The RPPIs Handbook has been written by leading academics in index number theory and by recognised experts in RPPIs compilation. Its development has been co-ordinated by Eurostat, the statistical office of the European Union, with the collaboration of the International Labour Organization (ILO), International Monetary Fund (IMF), Organisation for Economic Co-operation and Development (OECD), United Nations Economic Commission for Europe (UNECE) and the World Bank.



Methods Currently Used

In practice, the methods used for constructing residential property price indices can be constrained in large part by the nature of the data available. The data required to construct the target index, once defined, are not always available on a regular and timely basis, if at all. Moreover, even where suitable data are available to construct a price index to meet the needs of one set of users, more often than not, the data does not fit the requirements of another set of users.

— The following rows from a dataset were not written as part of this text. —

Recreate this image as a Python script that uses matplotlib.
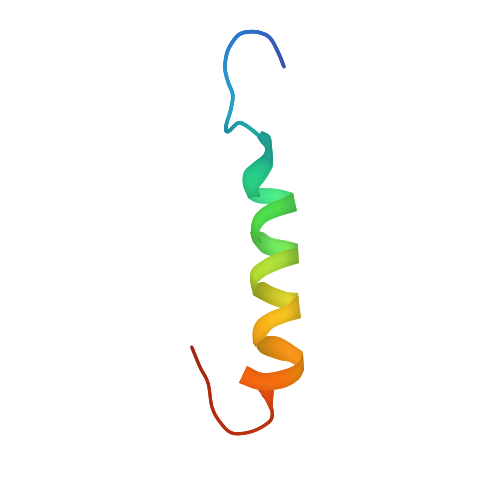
import numpy as np
import matplotlib
matplotlib.use('Agg')
import matplotlib.pyplot as plt
from matplotlib.collections import PolyCollection
from matplotlib.colors import to_rgb

# tube parts, picture coordinates
coil_top_x = [284, 278, 270, 260, 250, 240, 232.7, 227, 225, 228, 232.7, 230.7, 226.7, 226, 229, 238, 245, 253, 260]
coil_top_y = [66.7, 52, 38, 32.7, 31.7, 34, 41.7, 53, 68, 81.7, 95, 110, 123, 130, 131, 123, 125, 130.7, 136.7]
coil_top_c = ['#3a50a8', '#3a58b4', '#3560bc', '#2f68c4', '#2b6ecc', '#2a74d0', '#2a7cd0', '#2a84ce', '#2a8cd0',
              '#2a94d0', '#289ccc', '#28a0c8', '#22a0b8', '#1c8ca0', '#1c8ca0', '#20a0a8', '#20a4a8', '#20a8a4', '#20a89c']
coil_end_x = [191.7, 200, 208, 212, 220, 232, 250, 265, 272, 270, 263]
coil_end_y = [347, 367, 383, 407, 422, 433, 432, 425, 417, 403, 395]
coil_end_c = ['#9c2610', '#a42810', '#ac2a10', '#b02c10', '#b42e10', '#b83010', '#bc3210', '#c03410', '#b03010', '#c83c10', '#dc4c10']

# ribbon strips: edge a, edge b and colour per station
s1_a = [(257, 137), (261, 143), (265, 148), (263, 155), (253, 163), (244, 172), (243, 185), (248, 197)]
s1_b = [(262, 131), (270, 136), (272, 147), (273, 162), (272, 168), (265, 180), (259, 188), (260, 197)]
s1_c = ['#1e9c94', '#1fa092', '#1e9c8c', '#1f9f88', '#22bc8a', '#26cc88', '#28c87e', '#26b070']

s2_a = [(246, 190), (257, 188), (277, 189), (293, 193)]
s2_b = [(248, 198), (258, 203), (275, 204), (295, 206)]
s2_c = ['#2ab878', '#40dc88', '#50ee88', '#48d070']

s3_a = [(293, 193), (283, 198), (267, 205), (255, 215), (251, 228), (252, 240)]
s3_b = [(297, 211), (277, 217), (265, 223), (259, 232), (260, 238), (262, 243)]
s3_c = ['#48b848', '#4cd84c', '#4cdc4c', '#50d848', '#48c040', '#48b040']

s4_a = [(250, 232), (262, 232), (272, 238), (287, 241), (298, 244)]
s4_b = [(253, 242), (263, 253), (277, 257), (290, 260), (298, 263)]
s4_c = ['#48b040', '#5cc850', '#70e860', '#78e858', '#70b040']

s5_a = [(298, 248), (283, 251), (267, 258), (253, 268), (250, 278), (252, 290)]
s5_b = [(299, 263), (283, 268), (267, 275), (258, 282), (258, 285), (256, 292)]
s5_c = ['#7cac30', '#a4d838', '#b4e038', '#b0d830', '#a0c028', '#8ca020']

s6_a = [(252, 288), (262, 282), (273, 287), (287, 292), (298, 293)]
s6_b = [(253, 295), (262, 300), (275, 306), (290, 310), (299, 313)]
s6_c = ['#909820', '#a8a820', '#c8c428', '#e0d830', '#c8b828']

s7_a = [(298, 295), (287, 305), (270, 312), (258, 320), (253, 330), (253, 343)]
s7_b = [(301, 318), (287, 322), (273, 328), (265, 337), (258, 343), (256, 347)]
s7_c = ['#c8a020', '#f0c020', '#f8bc1c', '#f0ac18', '#e89c18', '#c08010']

s8_a = [(256, 342), (260, 338), (273, 336), (285, 340), (303, 352)]
s8_b = [(257, 348), (263, 354), (280, 360), (290, 362), (300, 368)]
s8_c = ['#a87010', '#c08014', '#e88c14', '#f8941a', '#f09018']

s9_a = [(303, 353), (298, 363), (283, 370), (263, 373), (247, 366)]
s9_b = [(304, 370), (298, 380), (283, 388), (260, 390), (239, 383)]
s9_c = ['#c87810', '#e08010', '#f07010', '#f06810', '#f06010']

s10_a = [(258, 390), (264, 398), (270, 410)]
s10_b = [(274, 390), (273, 400), (272, 410)]
s10_c = ['#e05010', '#d84810', '#c03c10']

# light across the ribbon width
band_shade = [0.96, 1.0, 1.02, 1.02, 1.0, 0.96]


def smooth(pts, n=14):
    # catmull-rom, only to round the drawn edge
    p = np.array(pts, dtype=float)
    p = np.vstack([2 * p[0] - p[1], p, 2 * p[-1] - p[-2]])
    out = []
    for i in range(1, len(p) - 2):
        for t in np.linspace(0, 1, n, endpoint=False):
            out.append(0.5 * (2 * p[i] + (p[i + 1] - p[i - 1]) * t
                              + (2 * p[i - 1] - 5 * p[i] + 4 * p[i + 1] - p[i + 2]) * t ** 2
                              + (3 * p[i] - p[i - 1] - 3 * p[i + 1] + p[i + 2]) * t ** 3))
    out.append(p[-2])
    return np.array(out)


def ramp(cols, count):
    rgb = np.array([to_rgb(c) for c in cols])
    pos = np.linspace(0, 1, len(cols))
    t = np.linspace(0, 1, count)
    return np.column_stack([np.interp(t, pos, rgb[:, k]) for k in range(3)])


def strip(ax, a, b, cols, z):
    ea, eb = smooth(a), smooth(b)
    rgb = ramp(cols, len(ea))
    nb = len(band_shade)
    quads, fc = [], []
    # each quad overlaps the next one so no seams show
    for j in range(nb):
        t0, t1 = j / nb, min(1, (j + 1.6) / nb)
        p0 = ea + (eb - ea) * t0
        p1 = ea + (eb - ea) * t1
        for i in range(len(ea) - 1):
            k = min(i + 2, len(ea) - 1)
            quads.append([p0[i], p0[k], p1[k], p1[i]])
            fc.append(np.clip(rgb[i] * band_shade[j], 0, 1))
    ax.add_collection(PolyCollection(quads, facecolors=fc, edgecolors='none', zorder=z))


def tube(ax, xs, ys, cols, w, z):
    line = smooth(list(zip(xs, ys)))
    rgb = ramp(cols, len(line) - 1)
    for i in range(len(line) - 1):
        ax.plot(line[i:i + 2, 0], line[i:i + 2, 1], color=rgb[i], lw=w, solid_capstyle='round', zorder=z)


fig = plt.figure(figsize=(5, 5), dpi=100)
ax = fig.add_axes([0, 0, 1, 1])
ax.set_xlim(0, 500)
ax.set_ylim(500, 0)
ax.axis('off')

tube(ax, coil_top_x, coil_top_y, coil_top_c, 2.6, 1)
tube(ax, coil_end_x, coil_end_y, coil_end_c, 2.3, 1)

# back strips first
strip(ax, s2_a, s2_b, s2_c, 2)
strip(ax, s4_a, s4_b, s4_c, 2)
strip(ax, s6_a, s6_b, s6_c, 2)
strip(ax, s8_a, s8_b, s8_c, 2)
strip(ax, s10_a, s10_b, s10_c, 2)

strip(ax, s1_a, s1_b, s1_c, 3)
strip(ax, s3_a, s3_b, s3_c, 3)
strip(ax, s5_a, s5_b, s5_c, 3)
strip(ax, s7_a, s7_b, s7_c, 3)
strip(ax, s9_a, s9_b, s9_c, 3)

fig.savefig('out.png', dpi=100)
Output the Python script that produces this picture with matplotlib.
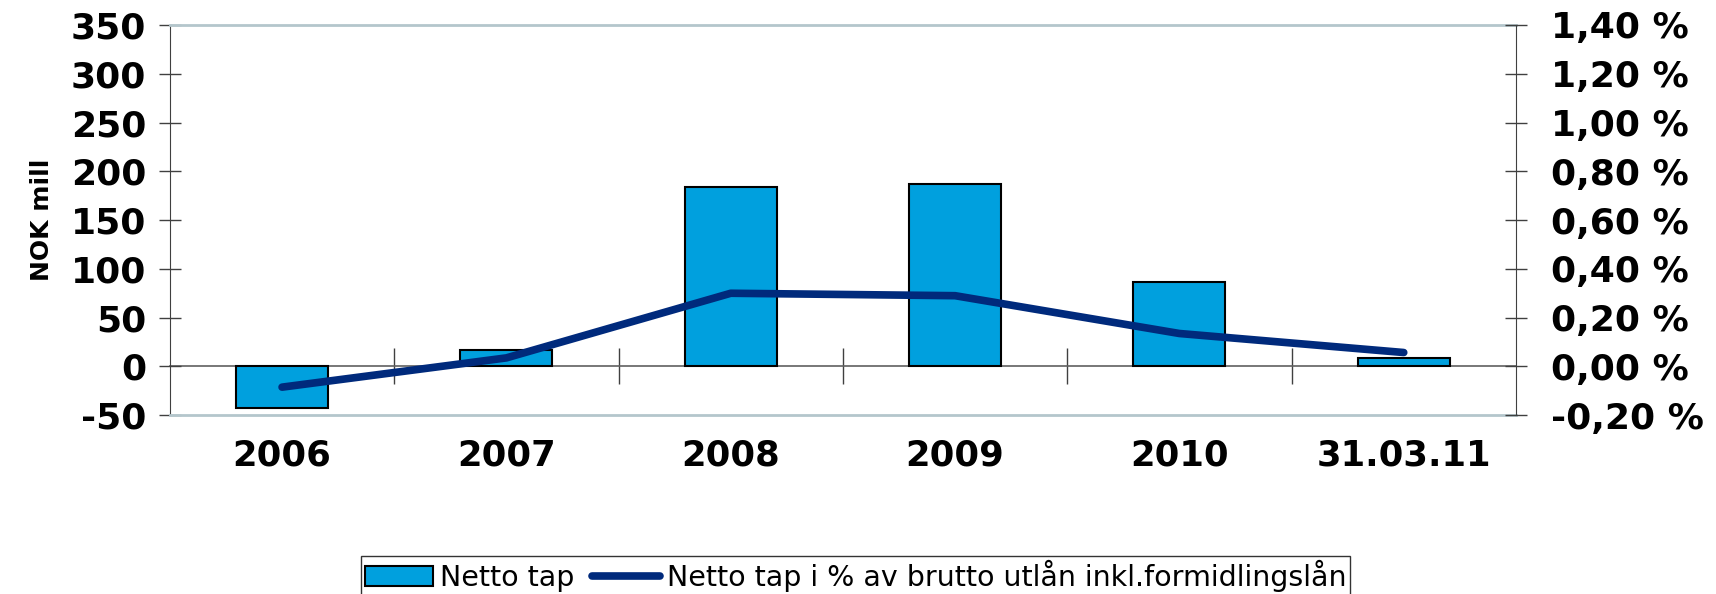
import matplotlib.pyplot as plt
import matplotlib.ticker as mticker
import numpy as np

plt.rcParams['axes.unicode_minus'] = False

# Data
categories = ['2006', '2007', '2008', '2009', '2010', '31.03.11']
netto_tap = [-43, 17, 184, 187, 87, 9]
netto_tap_pct = [-0.085, 0.035, 0.30, 0.29, 0.135, 0.057]

bar_color = '#00A0DE'
line_color = '#002A7C'

fig = plt.figure(figsize=(17.16, 5.94), dpi=100)
ax = fig.add_axes([0.099, 0.301, 0.7844, 0.657])
x = np.arange(len(categories))

ax.bar(x, netto_tap, width=0.41, color=bar_color, edgecolor='black', linewidth=1.5,
       label='Netto tap', zorder=3)
ax.set_xlim(-0.5, len(categories) - 0.5)
ax.set_ylim(-50, 350)
ax.set_yticks(np.arange(-50, 351, 50))

ax.set_xticks(x)
ax.set_xticklabels(categories)
ax.tick_params(axis='x', length=0, pad=17, labelsize=25.5)
ax.tick_params(axis='y', direction='inout', length=16, width=1, color='#404040',
               labelsize=26, pad=9)
for lbl in ax.get_xticklabels() + ax.get_yticklabels():
    lbl.set_fontweight('bold')
ax.set_ylabel('NOK mill', fontsize=18, fontweight='bold', labelpad=12)

for side in ['top', 'bottom']:
    ax.spines[side].set_color('#B4C6CC')
    ax.spines[side].set_linewidth(2)
ax.spines['left'].set_color('#404040')
ax.spines['right'].set_visible(False)

# zero line with category separators
zero_pos = 50 / 400
sec = ax.secondary_xaxis(zero_pos)
sec.set_xticks(x[:-1] + 0.5)
sec.set_xticklabels([])
sec.tick_params(direction='inout', length=26, width=1, color='#404040')
sec.spines['bottom'].set_color('#606060')
sec.spines['bottom'].set_linewidth(1.2)
sec.spines['top'].set_visible(False)

ax2 = ax.twinx()
ax2.plot(x, netto_tap_pct, color=line_color, linewidth=5.5, solid_capstyle='round',
         label='Netto tap i % av brutto utlån inkl.formidlingslån', zorder=4)
ax2.set_ylim(-0.2, 1.4)
ax2.set_yticks(np.arange(-0.2, 1.41, 0.2))
ax2.yaxis.set_major_formatter(
    mticker.FuncFormatter(lambda v, p: ('%.2f %%' % (v + 0.0)).replace('.', ',')))
ax2.tick_params(axis='y', direction='inout', length=16, width=1, color='#404040',
                labelsize=26, pad=17)
for lbl in ax2.get_yticklabels():
    lbl.set_fontweight('bold')
for side in ['top', 'bottom', 'left']:
    ax2.spines[side].set_visible(False)
ax2.spines['right'].set_color('#404040')

h1, l1 = ax.get_legend_handles_labels()
h2, l2 = ax2.get_legend_handles_labels()
leg = fig.legend(h1 + h2, l1 + l2, loc='upper center', bbox_to_anchor=(0.4986, 0.064),
                 ncol=2, fontsize=20.5, frameon=True, fancybox=False, edgecolor='black',
                 handlelength=2.4, handletextpad=0.25, columnspacing=0.6,
                 borderpad=0.12, borderaxespad=0)
leg.get_frame().set_linewidth(1)

fig.savefig('out.png', dpi=100)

For many countries setting up the required infrastructure and procedures for the collection of the data necessary for producing a property price index can sometimes be prohibitively costly. Also, changes in methodologies and in the underlying data sources can frustrate the construction of historical series, which are often required for econometric modelling and analyses over more than one cycle of housing market developments to inform policy options for the management of the economy. Last but not least, the timeliness and frequency of the data, when available, may not be suitable for producing the kind of house price index that the users want or need.